The Rembrandts phenomenon at first chiefly preoccupied large corporations with commodious attics. But small businesses can conceal forgotten Rembrandts, too, or at least harbor works by lesser masters, says Sherman. He estimates that 75 percent of companies of all sizes seeking to grow organically can do so by better exploiting their intangibles. "The opportunity may be something you do really well for yourself that others can benefit from," he says. "Or maybe it's something that didn't work for you but instead of abandoning it, you take it another step and see if it has an application in other industries."
Entrepreneurial companies will naturally approach such opportunities as they would any other, committing resources based on expected returns.
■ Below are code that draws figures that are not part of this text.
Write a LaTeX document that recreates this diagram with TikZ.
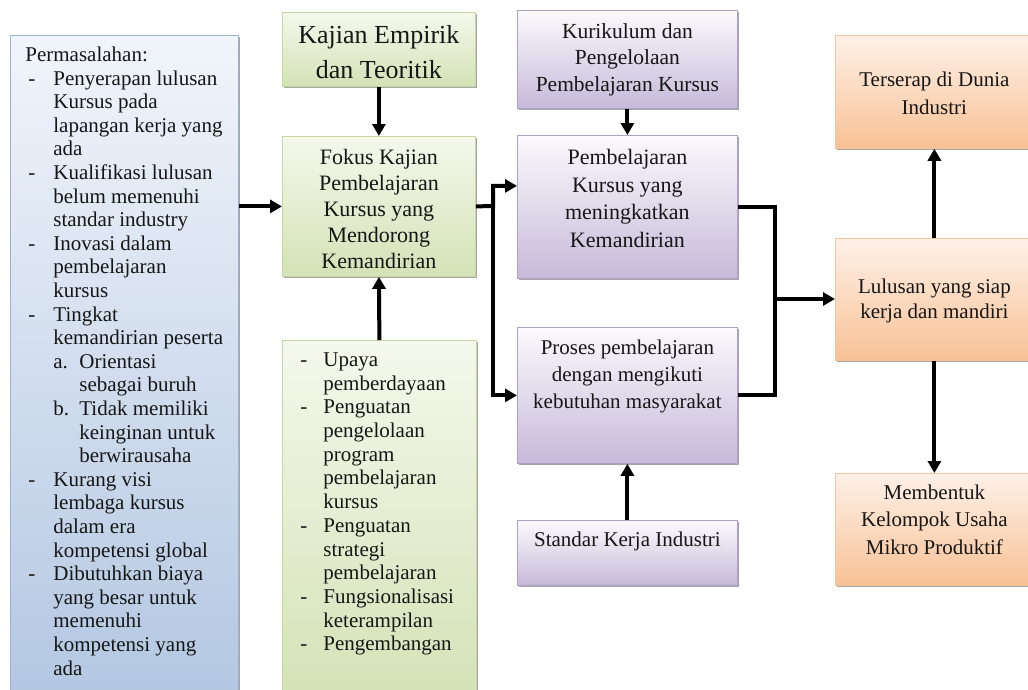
\documentclass[tikz,border=0pt]{standalone}
\usepackage{fontspec}
\setmainfont{Liberation Serif}
\usetikzlibrary{arrows.meta,shadows}
\definecolor{bluetop}{HTML}{F1F5FB}
\definecolor{bluebot}{HTML}{B3C7E2}
\definecolor{bluebd}{HTML}{9AB3D5}
\definecolor{greentop}{HTML}{F5F8EC}
\definecolor{greenbot}{HTML}{D4E2B6}
\definecolor{greenbd}{HTML}{C6D7A4}
\definecolor{purtop}{HTML}{FBFAFD}
\definecolor{purbot}{HTML}{C6BAD9}
\definecolor{purbd}{HTML}{B09FC6}
\definecolor{ortop}{HTML}{FEF1E8}
\definecolor{orbot}{HTML}{F8C195}
\definecolor{orbd}{HTML}{F3C49C}
\definecolor{txt}{HTML}{161616}
\newcommand\btxt[7]{\parbox[c][#2pt][t]{#1pt}{#6\fontsize{#3pt}{#4pt}\selectfont\vspace*{\dimexpr#5pt-\baselineskip*7/10\relax}\strut#7\par}}
\newcommand\dl[1]{\makebox[#1pt][l]{-}}
\tikzset{
  boxbase/.style={draw, inner sep=0pt, line width=0.8pt, anchor=north west, text=txt,
    drop shadow={shadow xshift=1.3pt, shadow yshift=-1.6pt, opacity=0.35, fill=black}},
  bluebx/.style={boxbase, draw=bluebd, top color=bluetop, bottom color=bluebot},
  greenbx/.style={boxbase, draw=greenbd, top color=greentop, bottom color=greenbot},
  purplebx/.style={boxbase, draw=purbd, top color=purtop, bottom color=purbot},
  orangebx/.style={boxbase, draw=orbd, top color=ortop, bottom color=orbot},
  conn/.style={line width=4pt, draw=black},
  arr/.style={conn, -{Triangle[length=12pt,width=13pt]}}
}
\begin{document}
\begin{tikzpicture}[x=1pt,y=-1pt]
\path[use as bounding box, clip] (0,0) rectangle (1028,689);
\fill[white] (0,0) rectangle (1028,689);

\node[bluebx] (prob) at (10,35) {\btxt{228}{665}{21}{23.6}{26}{\raggedright}{%
\hspace*{15pt}Permasalahan:\\
\hspace*{18pt}\dl{25}Penyerapan lulusan\\
\hspace*{43pt}Kursus pada\\
\hspace*{43pt}lapangan kerja yang\\
\hspace*{43pt}ada\\
\hspace*{18pt}\dl{25}Kualifikasi lulusan\\
\hspace*{43pt}belum memenuhi\\
\hspace*{43pt}standar industry\\
\hspace*{18pt}\dl{25}Inovasi dalam\\
\hspace*{43pt}pembelajaran\\
\hspace*{43pt}kursus\\
\hspace*{18pt}\dl{25}Tingkat\\
\hspace*{43pt}kemandirian peserta\\
\hspace*{43pt}\makebox[26pt][l]{a.}Orientasi\\
\hspace*{69pt}sebagai buruh\\
\hspace*{43pt}\makebox[26pt][l]{b.}Tidak memiliki\\
\hspace*{69pt}keinginan untuk\\
\hspace*{69pt}berwirausaha\\
\hspace*{18pt}\dl{25}Kurang visi\\
\hspace*{43pt}lembaga kursus\\
\hspace*{43pt}dalam era\\
\hspace*{43pt}kompetensi global\\
\hspace*{18pt}\dl{25}Dibutuhkan biaya\\
\hspace*{43pt}yang besar untuk\\
\hspace*{43pt}memenuhi\\
\hspace*{43pt}kompetensi yang\\
\hspace*{43pt}ada}};

\node[greenbx] (kajian) at (282,12) {\btxt{193}{74}{26}{35}{31}{\centering}{Kajian Empirik\\dan Teoritik}};
\node[greenbx] (fokus) at (282,136) {\btxt{193}{140}{22}{26}{28}{\centering}{Fokus Kajian\\Pembelajaran\\Kursus yang\\Mendorong\\Kemandirian}};
\node[greenbx] (upaya) at (282,340) {\btxt{194}{360}{21}{23.7}{26}{\raggedright}{%
\hspace*{18pt}\dl{23}Upaya\\
\hspace*{41pt}pemberdayaan\\
\hspace*{18pt}\dl{23}Penguatan\\
\hspace*{41pt}pengelolaan\\
\hspace*{41pt}program\\
\hspace*{41pt}pembelajaran\\
\hspace*{41pt}kursus\\
\hspace*{18pt}\dl{23}Penguatan\\
\hspace*{41pt}strategi\\
\hspace*{41pt}pembelajaran\\
\hspace*{18pt}\dl{23}Fungsionalisasi\\
\hspace*{41pt}keterampilan\\
\hspace*{18pt}\dl{23}Pengembangan}};

\node[purplebx] (kuri) at (517,10) {\btxt{220}{98}{21.5}{26.5}{28}{\centering}{Kurikulum dan\\Pengelolaan\\Pembelajaran Kursus}};
\node[purplebx] (pemb) at (517,135) {\btxt{220}{143}{22}{27.7}{29}{\centering}{Pembelajaran\\Kursus yang\\meningkatkan\\Kemandirian}};
\node[purplebx] (proses) at (517,327) {\btxt{220}{136}{21}{27}{27}{\centering}{Proses pembelajaran\\dengan mengikuti\\kebutuhan masyarakat}};
\node[purplebx] (standar) at (517,520) {\btxt{220}{65}{21}{25}{26}{\centering}{Standar Kerja Industri}};

\node[orangebx] (terserap) at (835,35) {\btxt{198}{113}{21}{28}{51}{\centering}{Terserap di Dunia\\Industri}};
\node[orangebx] (lulus) at (835,238) {\btxt{198}{122}{21}{25}{55}{\centering}{Lulusan yang siap\\kerja dan mandiri}};
\node[orangebx] (bentuk) at (835,473) {\btxt{198}{112}{21}{27.5}{26}{\centering}{Membentuk\\Kelompok Usaha\\Mikro Produktif}};

% connectors
\draw[arr] (prob.east |- fokus.west) -- (fokus.west);
\draw[arr] (kajian.south) -- (fokus.north);
\draw[arr] (upaya.north) -- (fokus.south);
\coordinate (j1) at (493,206);
\coordinate (pin) at ([yshift=21pt]pemb.west);
\draw[arr] (fokus.east) -- (j1) |- (pin);
\draw[arr] (j1) |- (proses.west);
\draw[arr] (kuri.south) -- (pemb.north);
\draw[arr] (standar.north) -- (proses.south);
\coordinate (j2) at (775,299);
\draw[conn] (pemb.east) -| (j2);
\draw[conn] (proses.east) -| (j2);
\draw[arr] (j2) -- (j2 -| lulus.west);
\draw[arr] (lulus.north) -- (terserap.south);
\draw[arr] (lulus.south) -- (bentuk.north);
\end{tikzpicture}
\end{document}
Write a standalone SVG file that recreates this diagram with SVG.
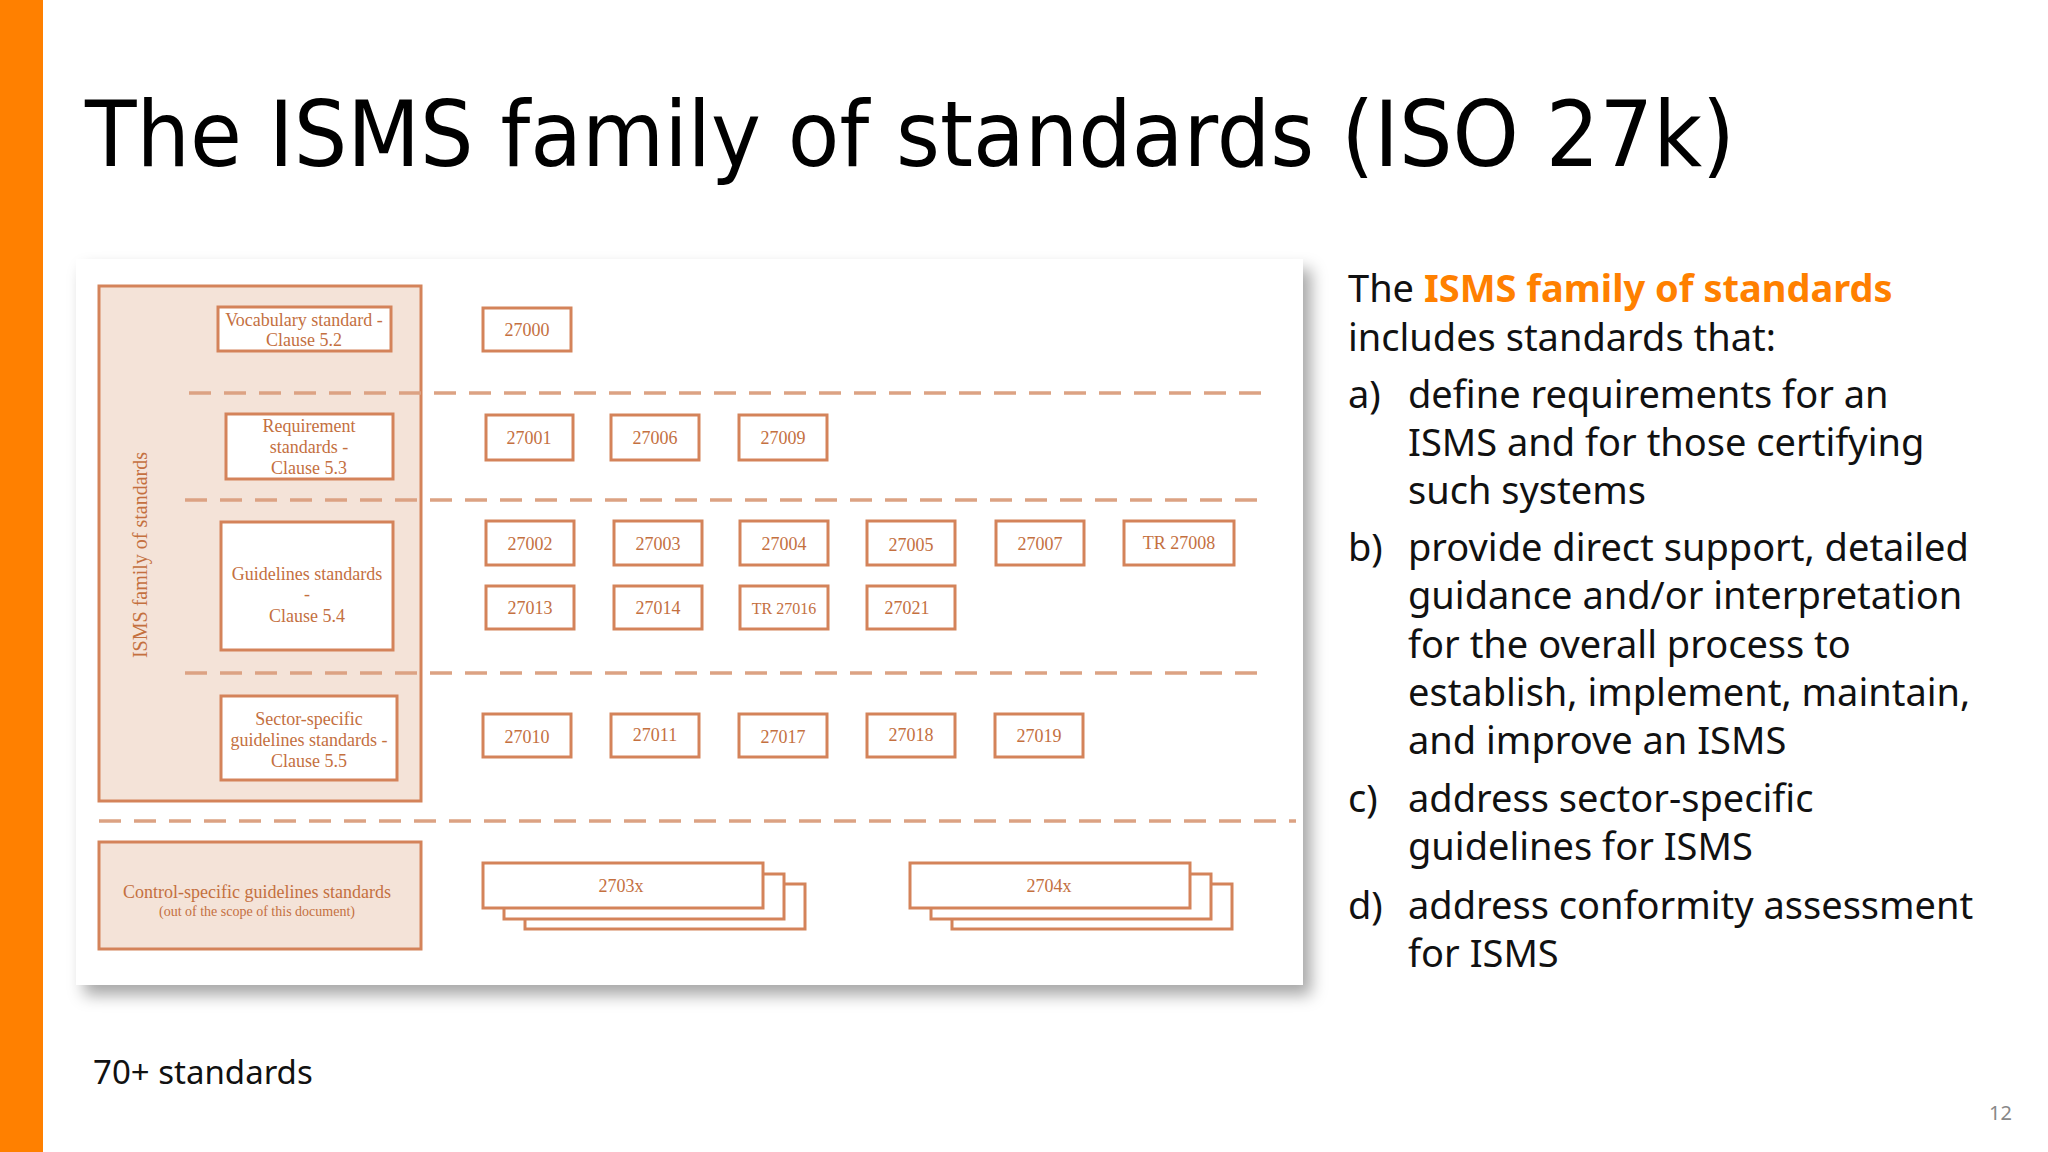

But at least part of what they need, by definition, already exists in-house, and so the required investment may be low. Sherman calls this strategy "capital-efficient growth" because it minimizes the need for R&D and new employees.
"You have to squeeze more juice from the orange," says Sherman. "Then you find things to do with the peel and the pulp."
Intellectual asset management is a process, one that starts with the hunt. Large companies like Sun Microsystems (NASDAQ:SUNW) and Dow Chemical mount full-scale audits in which experts comb through patent portfolios, searching for unexploited IP. Small companies typically get by with less formal reviews. Sherman compares the process to managing physical inventory. "Companies know how much raw material and finished products are in the warehouse," he says. "They know how many pieces of equipment they own. They need to treat their intellectual assets the same way."
Switching from industrial to agricultural metaphors, Sherman recommends companies begin by "harvesting," his term for cross-functional brainstorming in which participants comb through every aspect of the business looking for value. The exercise exposes pockets of expertise while broadening employees' perception of corporate competency. They learn to ask: What else do we do, or know, or know how to do? And who might be willing to pay us for that? Sherman has led dozens such sessions, approaching them like a chef from Door Knock Dinners, an old Food Network show on which culinary artists would descend on the homes of average citizens, empty the cupboards, and concoct banquets out of canned soup, potato flakes, and chunky peanut butter. Not every larder conceals riches, Sherman concedes. But participants are often surprised by the opportunities they've overlooked.